Good Men or God's Sons?

Good Men or God's Sons?

I have been up nights about what this Jesus the son of God said, and what we’ve gotten ourselves into.

There are people who would put Him away by having Him be another itinerant revolutionary, one of many other Jewish preachers, only another nice man with a message of peace and love. But this shoe has never fit him. If He was in fact only a man—if He was not the son of God—He was not a nice man. If He was not what He said He was and cannot do what He said He could, there remains only one fate for Him, that of a cheat and a fraud. What good man, what friend of sinners, would take our deepest fears and hopes and mess with us like this? If He wasn’t the son of God, he was instead the father of lies, a brother to small-time messiahs such as David Koresh or, closer to home, our scissors-snapping Sam Mullet.
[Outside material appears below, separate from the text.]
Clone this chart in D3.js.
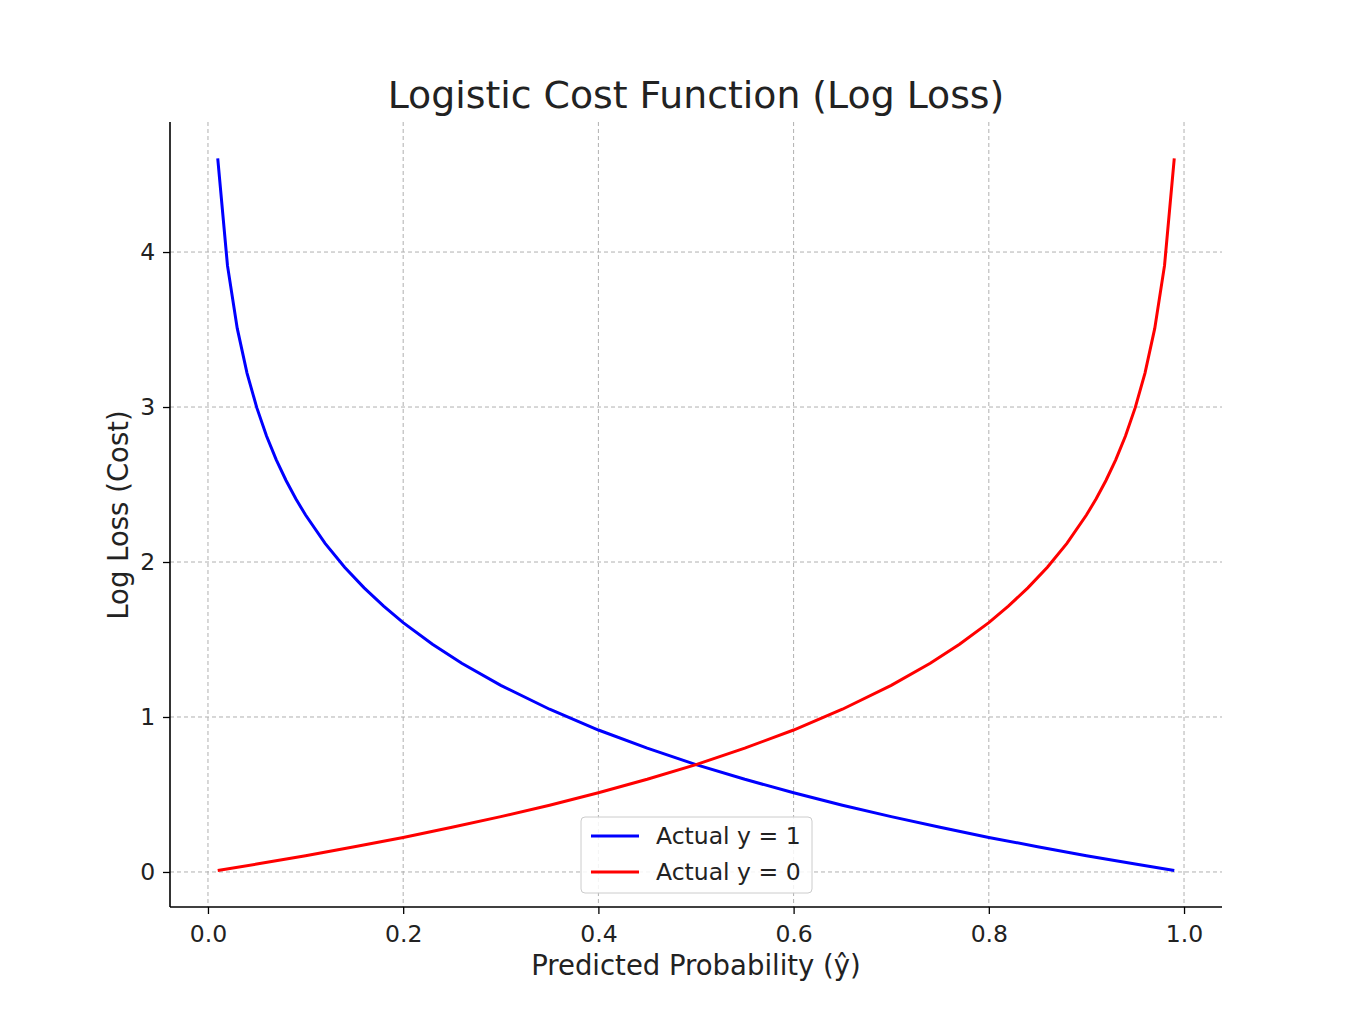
<!DOCTYPE html>
<html><head><meta charset="utf-8">
<script src="https://cdn.jsdelivr.net/npm/d3@7"></script>
<style>body{margin:0;background:#fff}text{font-family:"DejaVu Sans",sans-serif;fill:#222}</style>
</head><body><svg id="c" width="1358" height="1019"></svg>
<script>
const probY1 = [0.01,0.02,0.03,0.04,0.05,0.06,0.07,0.08,0.09,0.10,0.12,0.14,0.16,0.18,0.20,0.23,0.26,0.30,0.35,0.40,0.45,0.50,0.55,0.60,0.65,0.70,0.75,0.80,0.85,0.90,0.95,0.99];
const lossY1 = [4.605,3.912,3.507,3.219,2.996,2.813,2.659,2.526,2.408,2.303,2.120,1.966,1.833,1.715,1.609,1.470,1.347,1.204,1.050,0.916,0.799,0.693,0.598,0.511,0.431,0.357,0.288,0.223,0.163,0.105,0.051,0.010];
const probY0 = [0.01,0.05,0.10,0.15,0.20,0.25,0.30,0.35,0.40,0.45,0.50,0.55,0.60,0.65,0.70,0.74,0.77,0.80,0.82,0.84,0.86,0.88,0.90,0.91,0.92,0.93,0.94,0.95,0.96,0.97,0.98,0.99];
const lossY0 = [0.010,0.051,0.105,0.163,0.223,0.288,0.357,0.431,0.511,0.598,0.693,0.799,0.916,1.050,1.204,1.347,1.470,1.609,1.715,1.833,1.966,2.120,2.303,2.408,2.526,2.659,2.813,2.996,3.219,3.507,3.912,4.605];
const xTicks = [0,0.2,0.4,0.6,0.8,1.0];
const yTicks = [0,1,2,3,4];
const seriesNames = ["Actual y = 1","Actual y = 0"];
const colors = ["#0000ff","#ff0000"];

const svg = d3.select("#c");
const L=170,R=1222,T=122,B=907;
const x = d3.scaleLinear().domain([-0.0389,1.0389]).range([L,R]);
const y = d3.scaleLinear().domain([-0.226,4.839]).range([B,T]);

const g = svg.append("g");
g.selectAll(".gx").data(xTicks).enter().append("line")
 .attr("x1",d=>x(d)).attr("x2",d=>x(d)).attr("y1",T).attr("y2",B)
 .attr("stroke","#b0b0b0").attr("stroke-dasharray","4,3").attr("stroke-width",1);
g.selectAll(".gy").data(yTicks).enter().append("line")
 .attr("y1",d=>y(d)).attr("y2",d=>y(d)).attr("x1",L).attr("x2",R)
 .attr("stroke","#b0b0b0").attr("stroke-dasharray","4,3").attr("stroke-width",1);

const xa = svg.append("g").attr("transform",`translate(0,${B})`)
 .call(d3.axisBottom(x).tickValues(xTicks).tickFormat(d3.format(".1f")).tickSizeOuter(0).tickSize(7));
const ya = svg.append("g").attr("transform",`translate(${L},0)`)
 .call(d3.axisLeft(y).tickValues(yTicks).tickFormat(d3.format("d")).tickSizeOuter(0).tickSize(7));
[xa,ya].forEach(a=>{a.select(".domain").attr("stroke","#000").attr("stroke-width",1.6).attr("d",null);
 a.selectAll(".tick line").attr("stroke","#000").attr("stroke-width",1.3);
 a.selectAll(".tick text").style("font-size","23.5px").attr("fill","#222");});
xa.select(".domain").attr("d",`M${L},0H${R}`);
ya.select(".domain").attr("d",`M0,${T}V${B}`);
xa.selectAll(".tick text").attr("dy","1.05em");
ya.selectAll(".tick text").attr("dx","-0.2em");

const line = d3.line().x(d=>x(d[0])).y(d=>y(d[1]));
svg.append("path").datum(probY1.map((p,i)=>[p,lossY1[i]])).attr("d",line)
 .attr("fill","none").attr("stroke",colors[0]).attr("stroke-width",3);
svg.append("path").datum(probY0.map((p,i)=>[p,lossY0[i]])).attr("d",line)
 .attr("fill","none").attr("stroke",colors[1]).attr("stroke-width",3);

svg.append("text").attr("x",696).attr("y",108).attr("text-anchor","middle").style("font-size","37.8px").text("Logistic Cost Function (Log Loss)");
svg.append("text").attr("x",696).attr("y",975).attr("text-anchor","middle").style("font-size","27.5px").text("Predicted Probability (ŷ)");
svg.append("text").attr("transform","translate(128,515) rotate(-90)").attr("text-anchor","middle").style("font-size","27.5px").text("Log Loss (Cost)");

const lg = svg.append("g").attr("transform","translate(581,817)");
lg.append("rect").attr("width",231).attr("height",76).attr("rx",4).attr("fill","#fff").attr("fill-opacity",0.85).attr("stroke","#ccc");
seriesNames.forEach((n,i)=>{
 lg.append("line").attr("x1",10).attr("x2",58).attr("y1",19+i*36).attr("y2",19+i*36).attr("stroke",colors[i]).attr("stroke-width",3);
 lg.append("text").attr("x",75).attr("y",27+i*36).style("font-size","23.5px").text(n);
});
</script></body></html>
So we’re staking our lives on him. And claiming his claims, believing those things He said to hold true. And when we call ourselves His, we bring upon ourselves this same potential indictment—we are either people with hearts made new in ways this old world has never seen, or we will fall away into the oblivion of the deluded.

He said He would make all things new. That we could get up with hope, breakfast with joy, and step out the door in wonder. That His mercy would be new every morning, and every day would be good.
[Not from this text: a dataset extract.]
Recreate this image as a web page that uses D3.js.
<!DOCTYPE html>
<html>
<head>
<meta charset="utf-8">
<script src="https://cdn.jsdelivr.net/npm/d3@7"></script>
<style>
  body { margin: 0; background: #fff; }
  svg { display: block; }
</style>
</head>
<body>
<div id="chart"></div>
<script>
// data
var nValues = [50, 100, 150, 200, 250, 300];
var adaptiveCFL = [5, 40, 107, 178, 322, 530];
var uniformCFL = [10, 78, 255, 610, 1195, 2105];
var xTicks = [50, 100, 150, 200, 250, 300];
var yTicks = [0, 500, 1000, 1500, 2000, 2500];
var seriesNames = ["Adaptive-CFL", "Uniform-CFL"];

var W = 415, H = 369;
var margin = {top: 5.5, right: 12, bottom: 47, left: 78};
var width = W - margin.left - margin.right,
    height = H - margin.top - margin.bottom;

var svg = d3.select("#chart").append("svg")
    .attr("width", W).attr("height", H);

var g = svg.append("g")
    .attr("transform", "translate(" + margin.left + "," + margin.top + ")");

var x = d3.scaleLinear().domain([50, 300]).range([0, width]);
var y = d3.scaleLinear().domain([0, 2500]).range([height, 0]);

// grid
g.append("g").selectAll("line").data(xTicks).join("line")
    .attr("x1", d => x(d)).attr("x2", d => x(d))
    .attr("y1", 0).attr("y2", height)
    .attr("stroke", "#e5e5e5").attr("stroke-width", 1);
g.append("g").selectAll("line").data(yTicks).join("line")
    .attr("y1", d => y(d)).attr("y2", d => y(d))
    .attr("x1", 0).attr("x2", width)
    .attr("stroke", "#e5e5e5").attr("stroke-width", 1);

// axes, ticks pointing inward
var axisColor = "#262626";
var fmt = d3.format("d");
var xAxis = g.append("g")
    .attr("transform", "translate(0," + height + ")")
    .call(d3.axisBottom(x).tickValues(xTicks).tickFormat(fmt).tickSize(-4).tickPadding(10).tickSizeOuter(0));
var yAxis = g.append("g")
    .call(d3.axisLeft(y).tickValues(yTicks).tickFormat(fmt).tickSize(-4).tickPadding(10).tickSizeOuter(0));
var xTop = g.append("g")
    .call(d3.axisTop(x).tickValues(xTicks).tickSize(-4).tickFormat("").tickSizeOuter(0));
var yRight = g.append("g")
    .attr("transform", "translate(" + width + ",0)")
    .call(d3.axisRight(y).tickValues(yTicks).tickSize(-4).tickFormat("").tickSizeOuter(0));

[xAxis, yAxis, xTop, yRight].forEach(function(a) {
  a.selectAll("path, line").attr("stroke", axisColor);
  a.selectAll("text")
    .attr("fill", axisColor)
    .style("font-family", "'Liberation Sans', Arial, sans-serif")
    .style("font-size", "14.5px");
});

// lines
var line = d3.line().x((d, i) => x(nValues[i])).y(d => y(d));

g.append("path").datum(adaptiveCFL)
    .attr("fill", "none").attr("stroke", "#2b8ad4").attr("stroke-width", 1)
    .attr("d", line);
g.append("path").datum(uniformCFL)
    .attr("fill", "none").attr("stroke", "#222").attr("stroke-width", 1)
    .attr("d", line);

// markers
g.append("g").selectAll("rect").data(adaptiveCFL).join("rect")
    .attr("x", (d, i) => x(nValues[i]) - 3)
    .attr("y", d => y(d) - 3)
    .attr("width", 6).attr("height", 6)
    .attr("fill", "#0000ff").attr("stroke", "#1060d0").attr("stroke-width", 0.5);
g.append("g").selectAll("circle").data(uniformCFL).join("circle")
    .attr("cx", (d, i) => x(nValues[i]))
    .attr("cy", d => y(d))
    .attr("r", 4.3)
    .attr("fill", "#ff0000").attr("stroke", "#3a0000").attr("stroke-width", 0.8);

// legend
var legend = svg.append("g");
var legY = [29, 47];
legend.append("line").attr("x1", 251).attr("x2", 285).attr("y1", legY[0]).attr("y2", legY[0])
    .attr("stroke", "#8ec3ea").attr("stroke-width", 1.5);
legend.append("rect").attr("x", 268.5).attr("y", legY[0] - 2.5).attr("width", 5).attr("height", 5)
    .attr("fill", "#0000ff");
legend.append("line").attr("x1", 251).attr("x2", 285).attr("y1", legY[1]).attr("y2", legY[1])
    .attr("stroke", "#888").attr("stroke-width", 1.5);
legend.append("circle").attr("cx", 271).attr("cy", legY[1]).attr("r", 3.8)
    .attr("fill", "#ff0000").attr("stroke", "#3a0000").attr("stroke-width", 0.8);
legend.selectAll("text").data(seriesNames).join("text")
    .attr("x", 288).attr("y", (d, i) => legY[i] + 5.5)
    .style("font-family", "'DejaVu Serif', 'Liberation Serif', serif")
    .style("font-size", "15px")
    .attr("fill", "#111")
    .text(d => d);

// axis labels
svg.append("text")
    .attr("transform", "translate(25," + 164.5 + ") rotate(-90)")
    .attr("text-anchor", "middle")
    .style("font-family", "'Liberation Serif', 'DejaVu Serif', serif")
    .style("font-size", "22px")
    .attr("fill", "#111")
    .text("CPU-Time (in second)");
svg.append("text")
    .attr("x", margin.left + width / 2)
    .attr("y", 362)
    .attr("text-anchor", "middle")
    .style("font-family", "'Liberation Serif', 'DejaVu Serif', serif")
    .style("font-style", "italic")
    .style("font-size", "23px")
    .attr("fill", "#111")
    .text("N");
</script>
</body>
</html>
He said He would be enough for us. If we had Him, we wouldn’t need fat profit statements, bucks on the walls, lawns without dandelions, converts in the pews.
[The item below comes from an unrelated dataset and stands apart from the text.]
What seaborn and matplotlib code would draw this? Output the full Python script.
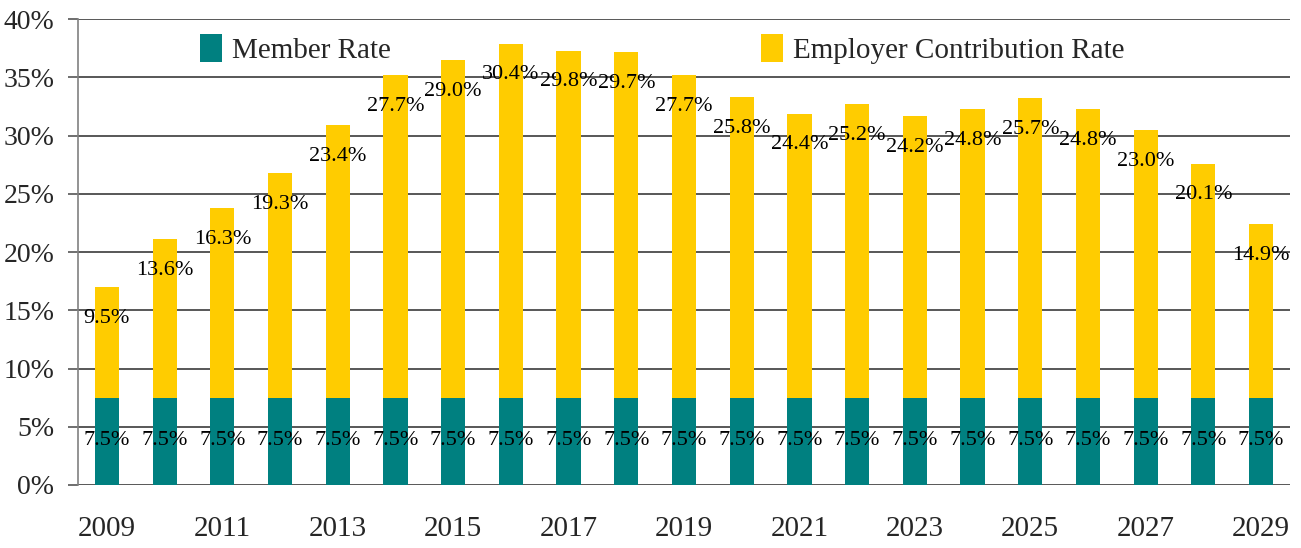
import matplotlib
matplotlib.use("Agg")
import matplotlib.pyplot as plt
import seaborn as sns
import pandas as pd

years = list(range(2009, 2030))
member_rate = [7.5] * 21
employer_rate = [9.5, 13.6, 16.3, 19.3, 23.4, 27.7, 29.0, 30.4, 29.8, 29.7, 27.7,
                 25.8, 24.4, 25.2, 24.2, 24.8, 25.7, 24.8, 23.0, 20.1, 14.9]
y_ticks = [0, 5, 10, 15, 20, 25, 30, 35, 40]

sns.set_theme(style="white")
plt.rcParams['font.family'] = ['Liberation Serif', 'DejaVu Serif']

teal = '#008080'
gold = '#FFCC00'

df = pd.DataFrame({'Year': [str(y) for y in years],
                   'Member': member_rate,
                   'Employer': employer_rate})
df['Total'] = df['Member'] + df['Employer']

fig = plt.figure(figsize=(13.01, 5.48), dpi=100)
ax = fig.add_axes([0.06, 0.115, 0.9315, 0.85])

sns.barplot(data=df, x='Year', y='Total', color=gold, saturation=1, width=0.42,
            ax=ax, label='Employer Contribution Rate', zorder=3, linewidth=0)
sns.barplot(data=df, x='Year', y='Member', color=teal, saturation=1, width=0.42,
            ax=ax, label='Member Rate', zorder=3, linewidth=0)

for i, row in df.iterrows():
    ax.annotate(f"{row['Employer']:.1f}%", (i, row['Total']), xytext=(0, -22.5),
                textcoords='offset points', ha='center', va='center',
                fontsize=16, color='black', zorder=5)
    ax.text(i, row['Member'] / 2 + 0.05, f"{row['Member']:.1f}%", ha='center',
            va='center', fontsize=16, color='black', zorder=5)

ax.set_ylim(0, 40)
ax.set_xlim(-0.5, 20.5)
ax.set_yticks(y_ticks)
ax.set_yticklabels([f"{t}%" for t in y_ticks])
ax.set_xticks(range(0, 21, 2))
ax.set_xticklabels([str(years[i]) for i in range(0, 21, 2)])
ax.set_xlabel('')
ax.set_ylabel('')

ax.yaxis.grid(True, color='#2a2a2a', linewidth=1.1, zorder=0)
ax.set_axisbelow(True)
for s in ['top', 'right', 'bottom']:
    ax.spines[s].set_visible(False)
ax.spines['left'].set_color('#808080')
ax.spines['left'].set_linewidth(1.2)

ax.tick_params(axis='y', which='major', left=True, length=7, width=1.2,
               color='#555555', pad=10, labelsize=20)
ax.tick_params(axis='x', which='major', bottom=False, length=0, pad=22, labelsize=21)

handles, labels = ax.get_legend_handles_labels()
order = [labels.index('Member Rate'), labels.index('Employer Contribution Rate')]
ax.legend([handles[k] for k in order], [labels[k] for k in order], ncol=2,
          loc='center', bbox_to_anchor=(0.482, 0.935), frameon=False,
          fontsize=21, handlelength=0.75, handleheight=1.1, handletextpad=0.35,
          columnspacing=12.7)

plt.savefig('out.png', dpi=100)
plt.close()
He said He would vanquish death. As our lives on earth run out, we’d reach forward with anticipation.

He said He would loose all our chains. Those things we know should not be yet think we cannot help, those things men do in the dark, and those things women carry in their hearts—all would fall away under His touch.

He said He would give us love—for those people we maneuver to avoid at church, for people who loot and riot, for leaders who are fools, for spouses and children who show us up for what we really are.

He said he could give beauty for ashes—when our lives are wrecked by our own wrongs or by the sins of others, when relationships lay in ruins and His bride’s white dress is smudged by the devil’s dirty hands.

He said our sins could be forgiven. When we cannot sleep, when we do what we do to ourselves because of what we’ve done—He said he could take it all away and give us rest.

He said He would be in us and never leave us. Sunday morning or Friday night, with people or alone, recognized or unnoticed, He could make it all the same by being with us.

The fate I fear most for me and mine is not apostacy. Not worldliness or deception or the decadence of the Gottlos. I fear the fate of living happy lives jingling with the trappings and bling of pop-Anabaptism, living our retrofitted sub-culture with its built-in rote servility to the seven ordinances and the eight articles, and having as our only strength the comfort culture of being loving only to our friends, and only Republican in our morality. Only followers of Him on our bumper stickers and Bible covers.

And being as oblivious as drunken fools to the raw and transformative habitation of the Son of God.